Each deal follows a logic: real assets, operating revenues, institutional-grade governance, and patient investors who understand long-term infrastructure return profiles.

Who Is Providing the Capital

The providers behind the African venture debt surge are a varied group — but development finance institutions (DFIs) play an outsized role. The IFC, British International Investment (BII), Proparco, the African Development Bank, and specialist DFI vehicles like EAAIF have been active across the deal pipeline. They bring patient capital, long tenors, and the institutional credibility that can unlock co-investment from private lenders.

Specialist debt funds are also expanding. Trifecta Capital, Camber Road, and niche impact debt providers are increasingly active in African tech deals that would previously have been funded only by equity. Revenue-based financing platforms are growing, particularly for software and B2B businesses with recurring revenue but limited physical assets.

Afreximbank — the African Export-Import Bank — is emerging as a particularly important actor. Its $50 million debt commitment to Spiro is a signal that pan-African multilateral institutions are willing to finance frontier-market clean technology at scale.

“We are seeing a structural shift in how development capital is being deployed,” said one DFI senior investment manager, speaking on background. “Five years ago, we would co-invest in equity alongside VCs. Now we are frequently the only institutional source of growth capital for businesses that have outgrown early-stage equity but are not ready for public markets.”

The Risks Founders Must Understand

Venture debt is not equity’s gentler cousin.

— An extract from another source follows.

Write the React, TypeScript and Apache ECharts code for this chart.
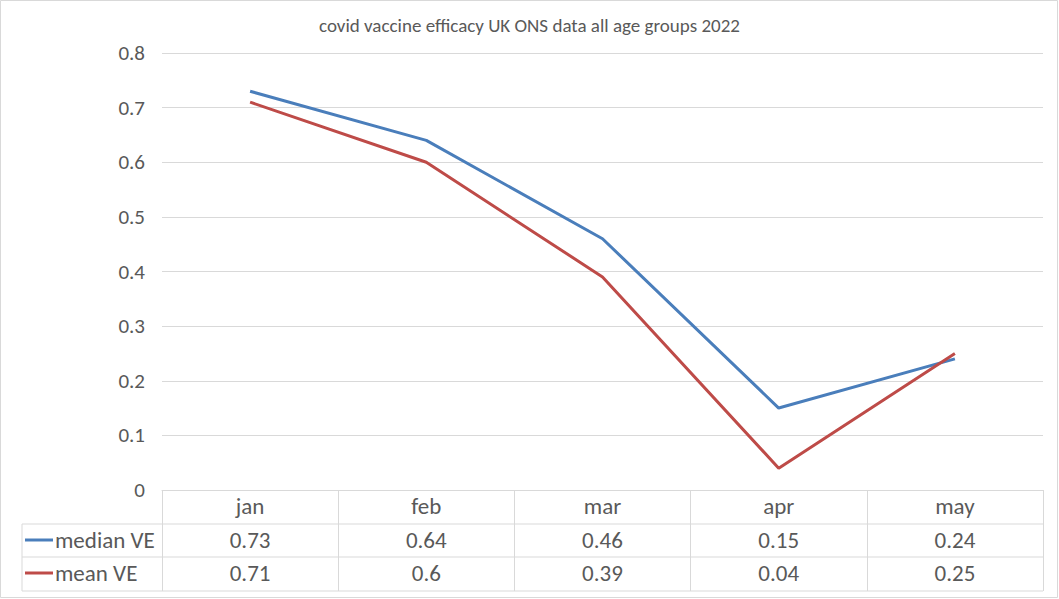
import React, { useEffect, useRef } from 'react';
import * as echarts from 'echarts';

const months = ['jan', 'feb', 'mar', 'apr', 'may'];
const medianVE = [0.73, 0.64, 0.46, 0.15, 0.24];
const meanVE = [0.71, 0.6, 0.39, 0.04, 0.25];

const GRID = '#d9d9d9';
const TEXT = '#595959';
const FONT = 'Carlito, Lato, sans-serif';
const LINE_ICON = 'path://M0,0 L28,0 L28,3 L0,3 Z';

const App: React.FC = () => {
  const chartRef = useRef<HTMLDivElement>(null);

  useEffect(() => {
    document.body.style.margin = '0';
    if (!chartRef.current) return;
    const chart = echarts.init(chartRef.current, null, { renderer: 'svg' });

    // extra category axes under the plot carry the data-table rows
    const valueAxis = (offset: number, values: number[], index: number) => ({
      type: 'category' as const,
      position: 'bottom' as const,
      offset,
      gridIndex: 0,
      data: values.map((v) => String(v)),
      axisLine: { show: false },
      axisTick: { show: false },
      axisLabel: { color: TEXT, fontSize: 23, fontFamily: FONT, margin: 4, interval: 0 },
      id: 'vals' + index,
    });

    chart.setOption({
      animation: false,
      title: {
        text: 'covid vaccine efficacy UK ONS data all age groups 2022',
        left: 'center',
        top: 11,
        textStyle: { color: TEXT, fontSize: 19, fontWeight: 'normal', fontFamily: FONT },
      },
      grid: { left: 162, right: 16, top: 53, bottom: 109 },
      legend: {
        orient: 'vertical',
        left: 20,
        top: 522,
        itemGap: 7,
        itemWidth: 28,
        itemHeight: 3,
        textStyle: { color: TEXT, fontSize: 23, fontFamily: FONT, lineHeight: 26, padding: [0, 0, 0, -3] },
        data: [
          { name: 'median VE', icon: LINE_ICON },
          { name: 'mean VE', icon: LINE_ICON },
        ],
      },
      xAxis: [
        {
          type: 'category',
          data: months,
          boundaryGap: true,
          axisLine: { lineStyle: { color: GRID, width: 1 } },
          axisTick: { show: true, length: 101, lineStyle: { color: GRID } },
          axisLabel: { color: TEXT, fontSize: 23, fontFamily: FONT, margin: 4 },
        },
        valueAxis(34, medianVE, 1),
        valueAxis(67, meanVE, 2),
      ],
      yAxis: {
        type: 'value',
        min: 0,
        max: 0.8,
        interval: 0.1,
        axisLine: { show: false },
        axisTick: { show: false },
        axisLabel: {
          color: TEXT,
          fontSize: 21,
          fontFamily: FONT,
          margin: 17,
          formatter: (v: number) => String(Math.round(v * 10) / 10),
        },
        splitLine: { lineStyle: { color: GRID, width: 1 } },
      },
      series: [
        {
          name: 'median VE',
          type: 'line',
          data: medianVE,
          symbol: 'none',
          lineStyle: { color: '#4a7ebb', width: 3 },
          itemStyle: { color: '#4a7ebb' },
        },
        {
          name: 'mean VE',
          type: 'line',
          data: meanVE,
          symbol: 'none',
          lineStyle: { color: '#be4b48', width: 3 },
          itemStyle: { color: '#be4b48' },
        },
      ],
      graphic: [
        {
          type: 'rect',
          shape: { x: 0.5, y: 0.5, width: 1057, height: 597 },
          style: { fill: 'none', stroke: GRID, lineWidth: 1 },
        },
        { type: 'line', shape: { x1: 22, y1: 524, x2: 1043, y2: 524 }, style: { stroke: GRID, lineWidth: 1 } },
        { type: 'line', shape: { x1: 22, y1: 557, x2: 1043, y2: 557 }, style: { stroke: GRID, lineWidth: 1 } },
        { type: 'line', shape: { x1: 22, y1: 591, x2: 1043, y2: 591 }, style: { stroke: GRID, lineWidth: 1 } },
        { type: 'line', shape: { x1: 22, y1: 524, x2: 22, y2: 591 }, style: { stroke: GRID, lineWidth: 1 } },
      ],
    });

    return () => {
      chart.dispose();
    };
  }, []);

  return <div ref={chartRef} style={{ width: 1059, height: 599 }}></div>;
};

export default App;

It carries real obligations that equity does not: repayment schedules, interest charges, covenant compliance, and — if things go wrong — potential loss of assets pledged as collateral.

For African founders, forex exposure is the most immediate risk. Most venture debt is denominated in US dollars or euros, while revenues are earned in naira, shillings, cedis, or other local currencies. A currency depreciation — a recurring feature of African markets — can dramatically inflate the cost of debt repayment in local terms. Spiro earns fees in local currencies across eight markets; its dollar debt costs are fixed. That mismatch is manageable when currencies are stable and hazardous when they are not.

Covenant risk is also real. Debt facilities typically include financial covenants — targets for revenue, margins, or debt-service coverage ratios — that founders must maintain to avoid technical default. For startups operating in volatile markets, those covenants can become tripwires during downturns.

There is also a structural concern for the ecosystem. Debt favours companies with operating history and physical assets. It systematically disadvantages first-time founders, pre-revenue startups, and businesses built on intangible assets like software or services. If equity continues to retreat while debt expands, the early-stage funnel will narrow — with fewer experimental ideas and more capital concentrated in scaling proven models.

“The risk is a system optimised for scaling rather than discovering,” warned one analyst in a note published by Lumi Brief. “That is fine for infrastructure — but Africa still needs the experimental equity capital that produces the Flutterwaves and Andelas of the next decade.”

Is This the New Normal?

The honest answer is: for asset-backed businesses, yes. The combination of globally easing interest rates, expanding DFI mandates, growing confidence among specialist debt funds, and increasing founder sophistication means venture debt is no longer a niche instrument in African tech. It is a mainstream option for businesses past the Series A stage with trackable revenues and physical assets.

For everything else — consumer software, early-stage fintech, health tech platforms, edtech — equity remains the essential fuel. The challenge for the African startup ecosystem in 2026 is ensuring that the shift toward debt financing does not quietly starve the experimental equity capital that seeds the next generation of continent-changing companies.

The capital stack is maturing. That is, mostly, a good thing. The question is whether the equity layer matures alongside it.

Data sourced from TechCabal Insights, Launch Base Africa, Disrupt Africa, and company announcements. Figures represent disclosed funding rounds only.